Liebherr's new A 954 C wheeled excavator, which replaces its B-Series counterpart, uses a new Tier-3-compliant engine, carries more weight and has increased lifting power. It has, basically, become even more of a brute than before, with a massive undercarriage that is wider, longer and heavier — resulting, says Liebherr, in greater stability when handling long attachments. Equipped with a 34.5-foot straight boom, 25.6-foot stick and 1.8-cubic-yard grapple, this new scrap handler weighs in at about 166,000 pounds. Liebherr's VarioLift-Plus system allows variable cylinder mounting positions to provide added depth, reach or lift capacity as the operating situation demands.
The new Sennebogen 821 Series is available as a wheeled model (821M) or as a crawler model (821R). With operating weights of 54,000 and 51,600 pounds, respectively, the new models both use a John Deere diesel engine rated at 142 horsepower. According to Sennebogen, the new models are "equipped with one large hydraulic axial-piston pump and a 'computer-free,' load-sensing hydraulic system." The cab-riser system employs two hydraulic cylinders, and the machines feature a 13-kw generator driven from the front of the engine.
Caterpillar's new M325D MH and M325D LMH Wheel Material Handlers are designed for the scrap, demolition and bulk-materials-handling industries. The new models, which replace C-Series counterparts, feature Tier-3-compliant, Cat C7 diesel engines with ACERT technology. The C7 is a six-cylinder, 7.2-liter, turbocharged model rated at 190 horsepower in the M325D MH and 204 in the M325D LMH. The M325D MH, with four sets of dual 12.00-20 solid rubber tires, has an operating weight of 68,059 pounds. The M325D LMH weighs in at 77,737 pounds and is equipped with four single 16.00-25 solid rubber tires. Optional pneumatic tires are available.
The increased weight and lift capability of the Terex/Fuchs 350 MHL material handler, compared to its predecessor model, enables it to use larger grapples and magnets, as well as to employ longer-reach packages. A new boom design enables greater lifting capability across the full operating range, and a wider undercarriage features larger outrigger cylinders and wider stabilizer-support beams. Swing torque is up nearly 20 percent, and a dual-circuit hydraulic system, with a rated flow of 169 gpm, uses two pumps — one dedicated to the digging arm and the other to all other hydraulic functions. The machine is fitted with a Tier-3, 198-hp Deutz diesel.

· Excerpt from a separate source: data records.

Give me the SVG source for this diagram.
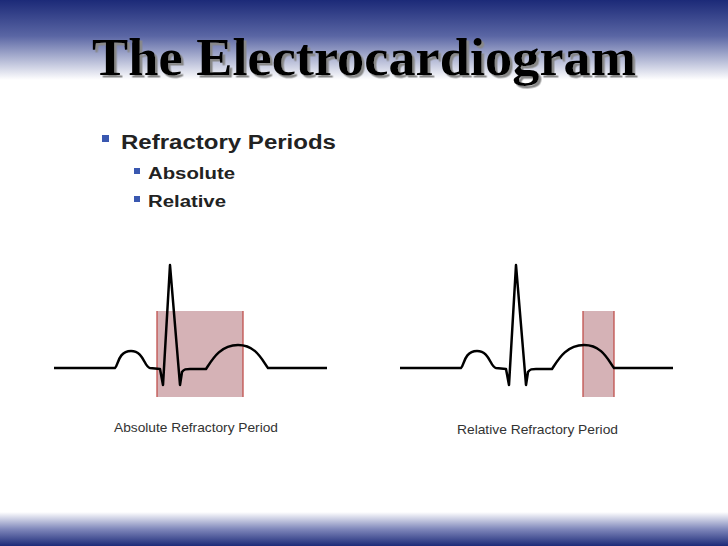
<svg xmlns="http://www.w3.org/2000/svg" width="728" height="546" viewBox="0 0 728 546">
<defs>
<linearGradient id="top" x1="0" y1="0" x2="0" y2="1"><stop offset="0" stop-color="#1c2a78"/><stop offset="0.45" stop-color="#5a66a4"/><stop offset="1" stop-color="#ffffff"/></linearGradient>
<linearGradient id="bot" x1="0" y1="0" x2="0" y2="1"><stop offset="0" stop-color="#ffffff"/><stop offset="0.5" stop-color="#8088bb"/><stop offset="1" stop-color="#1c2a78"/></linearGradient>
<filter id="sh" x="-5%" y="-20%" width="110%" height="140%"><feDropShadow dx="2.5" dy="2.5" stdDeviation="0.6" flood-color="#888"/></filter>
<path id="ecg" d="M54,368 L115,368 C118,366 118,351 131,351 C144,351 144,367 150,368 L160,369 L163,385 L170,265 L180,385 L182,372 C184,369 186,369 190,369 L206,369 C212,360 220,345 238,345 C256,345 262,360 268,368 L327,368"/>
</defs>
<style>
.ecg{fill:none;stroke:#000;stroke-width:2.5;stroke-linejoin:round}
.box{fill:#d5b2b6}
.edge{stroke:#c0504d;stroke-width:1.3}
.cap{font-family:"Liberation Sans",Arial,sans-serif;font-size:13px;fill:#333}
.b1{font-family:"Liberation Sans",Arial,sans-serif;font-weight:bold;fill:#222}
.bul{fill:#3a58b0}
</style>
<rect width="728" height="546" fill="#fff"/>
<rect width="728" height="80" fill="url(#top)"/>
<rect y="512" width="728" height="34" fill="url(#bot)"/>
<g id="title">
<text x="92" y="75" textLength="544" lengthAdjust="spacingAndGlyphs" font-family="Liberation Serif,serif" font-weight="bold" font-size="53" fill="#000" filter="url(#sh)">The Electrocardiogram</text>
</g>
<g id="bullets">
<rect class="bul" x="102" y="135" width="7" height="7"/>
<text class="b1" x="121" y="149" font-size="20" textLength="215" lengthAdjust="spacingAndGlyphs">Refractory Periods</text>
<rect class="bul" x="134" y="168" width="6" height="6"/>
<text class="b1" x="148" y="179" font-size="16" textLength="87" lengthAdjust="spacingAndGlyphs">Absolute</text>
<rect class="bul" x="134" y="196" width="6" height="6"/>
<text class="b1" x="148" y="207" font-size="16" textLength="78" lengthAdjust="spacingAndGlyphs">Relative</text>
</g>
<g id="absolute">
<rect class="box" x="157" y="311" width="86" height="86"/>
<line class="edge" x1="157" y1="311" x2="157" y2="397"/>
<line class="edge" x1="243" y1="311" x2="243" y2="397"/>
<use href="#ecg" class="ecg"/>
<text class="cap" x="114" y="432" textLength="164" lengthAdjust="spacingAndGlyphs">Absolute Refractory Period</text>
</g>
<g id="relative">
<rect class="box" x="583" y="311" width="31" height="86"/>
<line class="edge" x1="583" y1="311" x2="583" y2="397"/>
<line class="edge" x1="614" y1="311" x2="614" y2="397"/>
<use href="#ecg" class="ecg" transform="translate(346,0)"/>
<text class="cap" x="457" y="434" textLength="161" lengthAdjust="spacingAndGlyphs">Relative Refractory Period</text>
</g>
<g id="connectors"/>
</svg>
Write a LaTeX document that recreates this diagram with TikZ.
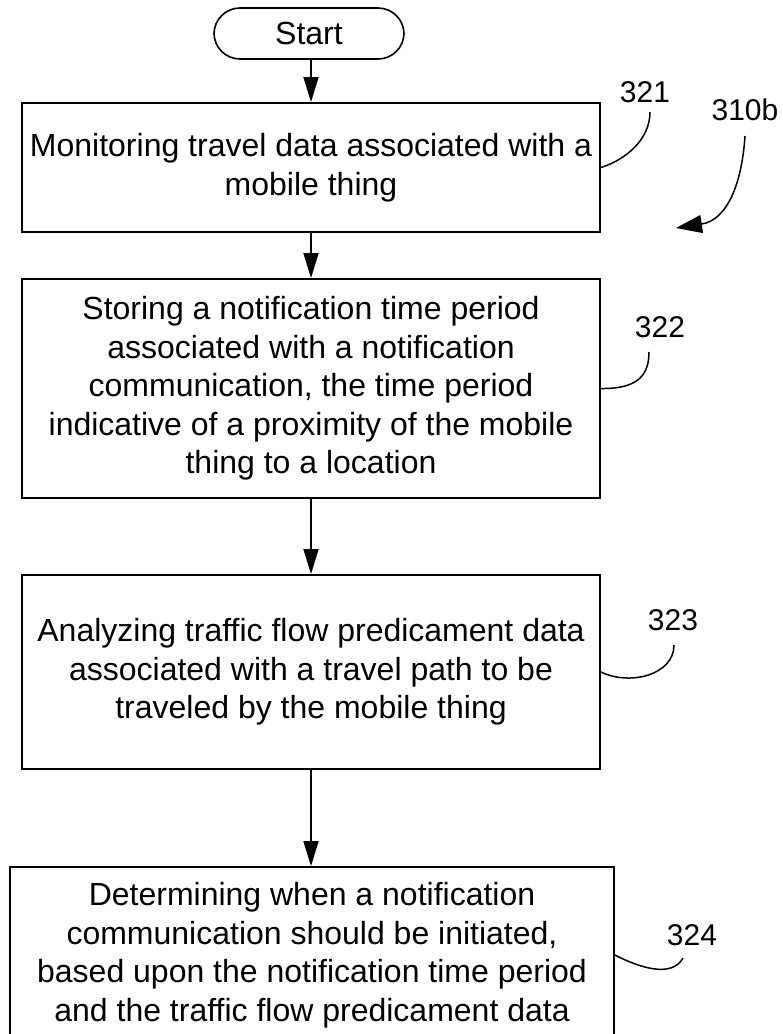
\documentclass[tikz,border=0pt]{standalone}
\usepackage{fontspec}
\setmainfont{Liberation Sans}
\usetikzlibrary{arrows.meta}
\begin{document}
\begin{tikzpicture}[x=1pt,y=-1pt,
  every node/.style={font=\fontsize{32}{38.5}\selectfont, inner sep=0pt},
  stepbox/.style={draw, line width=1.8pt, align=center, minimum width=578pt},
  termbox/.style={draw, line width=1.6pt, rounded corners=26pt, minimum width=190pt, minimum height=51pt},
  reflabel/.style={font=\fontsize{30}{34}\selectfont},
  flow/.style={line width=1.5pt, -{Triangle[length=25pt,width=15pt]}},
  leader/.style={line width=1.5pt},
]
\useasboundingbox (0,0) rectangle (783,1034);

\node[termbox] (start) at (309,33.5) {Start};

\node[stepbox, minimum height=129pt] (box1) at (311,167.5)
  {Monitoring travel data associated with a\\mobile thing};
\node[stepbox, minimum height=219pt] (box2) at (311,388.5)
  {Storing a notification time period\\associated with a notification\\communication, the time period\\indicative of a proximity of the mobile\\thing to a location};
\node[stepbox, minimum height=194pt] (box3) at (311,672)
  {Analyzing traffic flow predicament data\\associated with a travel path to be\\traveled by the mobile thing};
\node[stepbox, minimum width=604pt, minimum height=176pt] (box4) at (312,955)
  {Determining when a notification\\communication should be initiated,\\based upon the notification time period\\and the traffic flow predicament data};

\draw[flow] (start.south -| box1.north) -- (box1.north);
\draw[flow] (box1.south) -- (box2.north);
\draw[flow] (box2.south) -- (box3.north);
\draw[flow] (box3.south) -- (box3.south |- box4.north);

\node[reflabel] (l321) at (645,92) {321};
\node[reflabel] (l310b) at (745,110) {310b};
\node[reflabel] (l322) at (660,327) {322};
\node[reflabel] (l323) at (673,620) {323};
\node[reflabel] (l324) at (692,935) {324};

\coordinate (c321) at (650,112);
\coordinate (c322) at (649,352);
\coordinate (c323) at (674,645);
\coordinate (c324) at (683,958);
\coordinate (c310a) at (745,136);
\coordinate (c310b) at (676,228);

\draw[leader] (box1.east) .. controls (625,160) and (650,140) .. (c321);
\draw[leader] (box2.east) .. controls (638,389) and (649,375) .. (c322);
\draw[leader] (box3.east) .. controls (630,686) and (674,675) .. (c323);
\draw[leader] (box4.east) .. controls (640,968) and (672,978) .. (c324);
\draw[line width=1.5pt, -{Triangle[length=26pt,width=18pt]}] (c310a) .. controls (742,182) and (728,220) .. (c310b);
\end{tikzpicture}
\end{document}
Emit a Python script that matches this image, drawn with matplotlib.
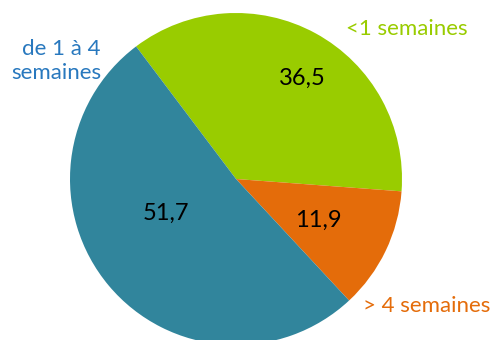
import matplotlib
matplotlib.use("Agg")
import matplotlib.pyplot as plt

categories = ["<1 semaines", "> 4 semaines", "de 1 à 4\nsemaines"]
values = [36.5, 11.9, 51.7]
value_labels = ["36,5", "11,9", "51,7"]
colors = ["#99CC00", "#E46C0A", "#31859C"]
label_colors = ["#99CC00", "#E46C0A", "#2878BE"]

plt.rcParams["font.family"] = ["Lato", "DejaVu Sans"]

fig = plt.figure(figsize=(4.96, 3.4), dpi=100)
ax = fig.add_axes([0, 0, 1, 1])

cx, cy, r = 236, 161, 166
wedges, _ = ax.pie(values, colors=colors, startangle=127, counterclock=False,
                   center=(cx, cy), radius=r, frame=True,
                   wedgeprops=dict(linewidth=0))
ax.set_xlim(0, 496)
ax.set_ylim(0, 340)
ax.axis("off")

# value labels inside the slices
val_pos = [(302, 262), (318, 120), (166, 127)]
for (x, y), t in zip(val_pos, value_labels):
    ax.text(x, y, t, ha="center", va="center", fontsize=17, color="black")

# category labels outside
ax.text(407, 311, categories[0], ha="center", va="center", fontsize=16, color=label_colors[0])
ax.text(427, 34, categories[1], ha="center", va="center", fontsize=16, color=label_colors[1])
ax.text(101, 279, categories[2], ha="right", va="center", fontsize=16, color=label_colors[2],
        linespacing=1.25)

fig.savefig("out.png", dpi=100)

According to Sennebogen, the new 305 Multihandler Series-C is the first telehandler with a hydraulically actuated high-rise cab (with an eye-level height of 13.3 feet) and the capability to attain a lifting height of 24 feet. With the optional two-part XL telescopic boom, lift height increases to 30 feet. The load-bearing capacity of the new diesel-powered, 100-hp machine is slightly more than 11,000 pounds. The material handler is fitted with a hydrostatic drive system (all-wheel drive) and features three steering modes (front-wheel, all-wheel and crab).
Stanley LaBounty makes bold claims for its new MSD Saber-Lube Series, which includes 12 shears ranging in weight from 8,700 to 42,000 pounds. At the heart of the design is a patent-pending lubrication system that automatically delivers grease to several areas of the upper jaw and blades, as well as to both slide pucks and the upper-jaw/cylinder connection. Extensive field-testing, says the company, proves that this strategic application of lubricant can double blade life, reduce by half the time required for build-up welding in the jaw areas and reduce downtime by two weeks or more per year. Also, says the company, reduced friction results in up to 10 percent more cutting efficiency.
Liebherr's newest wheel loaders, the L 566 2plus2 and the L 580 2plus2, which replace the L 564 and L 580, respectively, can be fitted with solid tires, added guarding (for the cab and hydraulic components) and an enclosed drive train to equip them to work competently in scrap applications. New Tier-3-compliant engines, manufactured in Liebherr's Bulle, Switzerland, factory, use an "advanced" cooling system that combines larger capacity with a hydraulically driven fan. These new loaders consume up to 25 percent less fuel than comparable competitive machines working in similar conditions, says Liebherr, the result of their "2plus2" hydrostatic-drive technology, which employs two hydraulic drive motors that are used singly or in tandem as operating conditions dictate.